When you see your offering as it really is, from the perspective of customers’ messy lived experience, you recognize how many competing demands that offering is jostling against for those customers’ time, attention and “loyalty.”

If you are to take time to really understand the needs and desires of our customers you will realize that in most of them, behind the appreciation they have, there are clear patterns of that which is broken. If you ask them, they will hint on those broken parts of our customer care that needs mending.

 Here are three examples of areas that customers need executed right:

1. “Talk to me like I’m a person.”

Give customers access to all of the information in case they want to dig further into details, but speak in layman’s terms. Be direct, and layer the information so they can learn what they need and ignore what they don’t consciously. Don’t use unnecessary jargon. Remember customers are not technicians of your business.

Sometimes, the problems of technical language are just the more basic mistake of using words when visualizations would be more helpful. This is crucial for opaque or abstract offerings, like insurance, but for tangible stuff it can have enormous value too. Working for a major fast casual food chain, for instance, we learned that the visual presentation of the food on the menu was how customers formed judgments about health and quality.

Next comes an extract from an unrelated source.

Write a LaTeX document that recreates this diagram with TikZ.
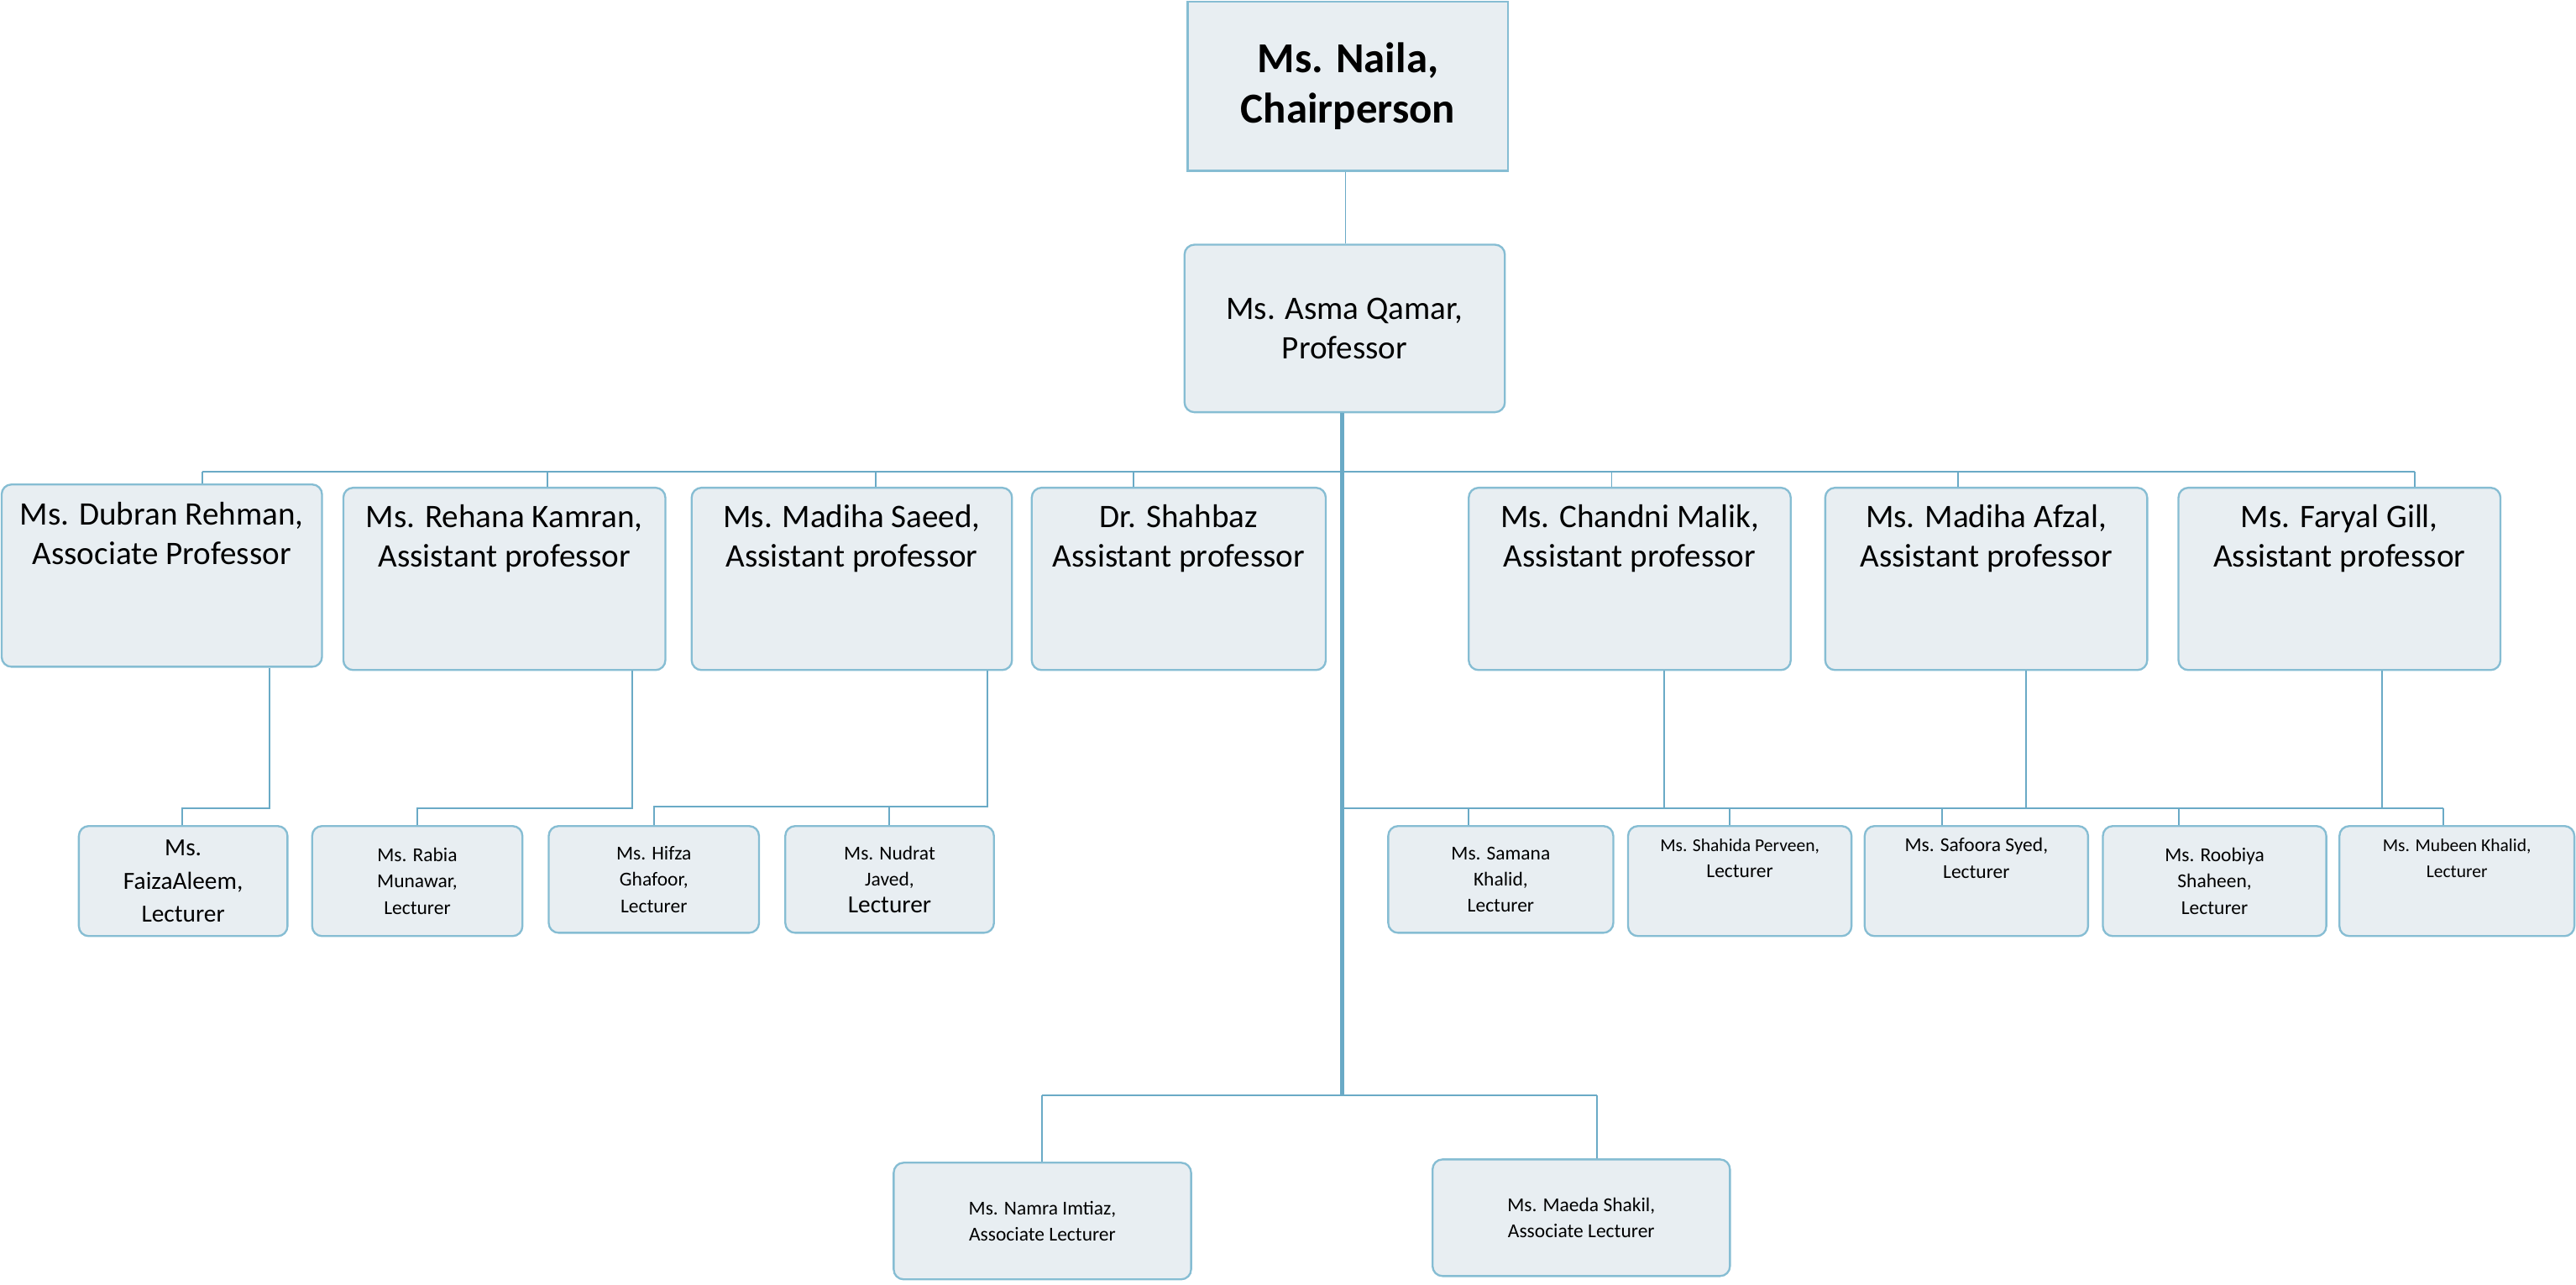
\documentclass[tikz,border=0pt]{standalone}
\usepackage{fontspec}
\setmainfont{Carlito}
\definecolor{bfill}{HTML}{E8EEF2}
\definecolor{bdraw}{HTML}{86BDD3}
\definecolor{lcol}{HTML}{6AAAC6}
\begin{document}
\begin{tikzpicture}[x=0.5pt,y=-0.5pt,
 bx/.style={draw=bdraw,fill=bfill,line width=0.6pt,rounded corners=3pt,align=center,inner sep=1pt},
 big/.style={font=\fontsize{10}{12}\selectfont},
 sm/.style={font=\fontsize{7.5}{10}\selectfont},
 xs/.style={font=\fontsize{6}{8}\selectfont},
 ln/.style={draw=lcol,line width=0.5pt}]
\useasboundingbox (0,0) rectangle (1568,782);
\newcommand\bx[7]{\node[bx,#7,minimum width={(#4-#2)*0.5pt},minimum height={(#5-#3)*0.5pt}] (#1) at ({(#2+#4)/2},{(#3+#5)/2}) {#6};}
\bx{top}{723}{1}{918}{104}{\textbf{Ms. Naila,}\\\textbf{Chairperson}}{font=\fontsize{13}{15.5}\selectfont,rounded corners=0pt}
\bx{asma}{721}{149}{916}{251}{Ms. Asma Qamar,\\Professor}{big}
\bx{dub}{1}{295}{196}{406}{Ms. Dubran Rehman,\\Associate Professor\\[14pt]}{big}
\bx{reh}{209}{297}{405}{408}{Ms. Rehana Kamran,\\Assistant professor\\[14pt]}{big}
\bx{mad}{421}{297}{616}{408}{Ms. Madiha Saeed,\\Assistant professor\\[14pt]}{big}
\bx{sha}{628}{297}{807}{408}{Dr. Shahbaz\\Assistant professor\\[14pt]}{big}
\bx{cha}{894}{297}{1090}{408}{Ms. Chandni Malik,\\Assistant professor\\[14pt]}{big}
\bx{mda}{1111}{297}{1307}{408}{Ms. Madiha Afzal,\\Assistant professor\\[14pt]}{big}
\bx{far}{1326}{297}{1522}{408}{Ms. Faryal Gill,\\Assistant professor\\[14pt]}{big}
\bx{fai}{48}{503}{175}{570}{Ms.\\FaizaAleem,\\Lecturer}{sm}
\bx{rab}{190}{503}{318}{570}{Ms. Rabia\\Munawar,\\Lecturer}{xs}
\bx{hif}{334}{503}{462}{568}{Ms. Hifza\\Ghafoor,\\Lecturer}{xs}
\bx{nud}{478}{503}{605}{568}{Ms. Nudrat\\Javed,\\{\fontsize{7.5}{9}\selectfont Lecturer}}{xs}
\bx{sam}{845}{503}{982}{568}{Ms. Samana\\Khalid,\\Lecturer}{xs}
\bx{shp}{991}{503}{1127}{570}{{\fontsize{5.5}{7}\selectfont Ms. Shahida Perveen,}\\Lecturer\\[6pt]}{xs}
\bx{saf}{1135}{503}{1271}{570}{Ms. Safoora Syed,\\Lecturer\\[6pt]}{xs}
\bx{roo}{1280}{503}{1416}{570}{Ms. Roobiya\\Shaheen,\\Lecturer}{xs}
\bx{mub}{1424}{503}{1567}{570}{{\fontsize{5.5}{7}\selectfont Ms. Mubeen Khalid,}\\{\fontsize{5.5}{7}\selectfont Lecturer}\\[6pt]}{xs}
\bx{nam}{544}{708}{725}{779}{Ms. Namra Imtiaz,\\Associate Lecturer}{xs}
\bx{mae}{872}{706}{1053}{777}{Ms. Maeda Shakil,\\Associate Lecturer}{xs}
% coordinates
\coordinate (tr) at (817,667);
\coordinate (bL) at (123,287); \coordinate (bR) at (1470,287);
\foreach \n/\x in {dub/123,reh/333,mad/533,sha/690,cha/981,mda/1192,far/1470}{\coordinate (d\n) at (\x,287);}
\draw[ln] (top.south -| 819,0) -- (asma.north -| 819,0);
\draw[ln,line width=1.2pt] (asma.south -| tr) -- (tr);
\draw[ln] (bL) -- (bR);
\foreach \n in {dub,reh,mad,sha,cha,mda,far}{\draw[ln] (d\n) -- (d\n |- \n.north);}
% left row3
\coordinate (l1) at (164,492); \coordinate (l2) at (385,492); \coordinate (l3) at (601,491);
\draw[ln] (dub.south -| l1) -- (l1) -- (111,492) -- (fai.north -| 111,0);
\draw[ln] (reh.south -| l2) -- (l2) -- (254,492) -- (rab.north -| 254,0);
\draw[ln] (mad.south -| l3) -- (l3) -- (398,491) -- (hif.north -| 398,0);
\draw[ln] (541,491) -- (nud.north -| 541,0);
% right row3
\coordinate (rb) at (817,492); \coordinate (re) at (1487,492);
\draw[ln] (rb) -- (re);
\foreach \n/\x in {sam/894,shp/1053,saf/1182,roo/1326,mub/1487}{\draw[ln] (\x,492) -- (\n.north -| \x,0);}
\foreach \n/\x in {cha/1013,mda/1233,far/1450}{\draw[ln] (\n.south -| \x,0) -- (\x,492);}
% bottom
\draw[ln] (634,667) -- (972,667);
\draw[ln] (634,667) -- (nam.north -| 634,0);
\draw[ln] (972,667) -- (mae.north -| 972,0);
\end{tikzpicture}
\end{document}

In terms of text, the right criterion is, How much time and attention is the customer willing to give? Educating customers is impossible if they aren’t interested in learning what you’re teaching.

2. “Prove you know me.”

One-size-fits-all solutions are a thing of the past. Customers’ expectations have changed with the growth of data collection. This applies both to the nuances of who customers are today, and also to how their needs change over time. When we create models, or “personas,” of who customers are, we usually treat these more as modes that people move between rather than as fixed identities. We try to understand when and why people are in different modes.

But in fact people move through different modes based on different needs and/or emotional context. Sometimes, those comprise a predictable linear journey. Customer journey maps can illustrate not just the steps in a short-term transactional experience, but also the arc of a relationship.

People have very different functional and emotional needs at the beginning — the “confidence to start”.

3. “Level with me.”

Information asymmetry is over. Thank the Internet. People can find out stuff on their own, and they enjoy being experts in their passion areas. If they’re coming to you for info, then, it should be specific and exact, customized to their uniqueness. The increase in personalization has led to an uptick in product complexity and human anxiety. People want to know that there isn’t another, better deal out there. Don’t make it hard for them to figure that out.

Most of us might be investing in what is called “bad profits” These are the practices that make money at the expense of customer loyalty. Companies often do what their competitors are doing, so entire industries can suffer from an addiction to bad profits. And these practices show up at the bottom of customer-experience rankings. But customers don’t all respond the same way. Their benchmarks for great service can come from an entirely unrelated part of their lives.

But when customers consider their best experiences, they ignore categories. You don’t get an alibi for delivering a bad experience because your industry has technical or regulatory constraints that make great service hard. People don’t say, “Not bad, for a phone company.” It is not the customer’s job to understand your business challenges.

Does any of this seem obvious? Good. Then you already know what you need to do and have arrived at the next, harder step, which is implementing your strategic approach, in service of a defensible vision. All these customer experience challenges take real work to address.

But they also represent opportunities, because they’re competitive challenges faced by all companies. The work of fixing a broken customer experience creates the foundation for differentiated customer value and growth — to say nothing of a much better place for your business to be in.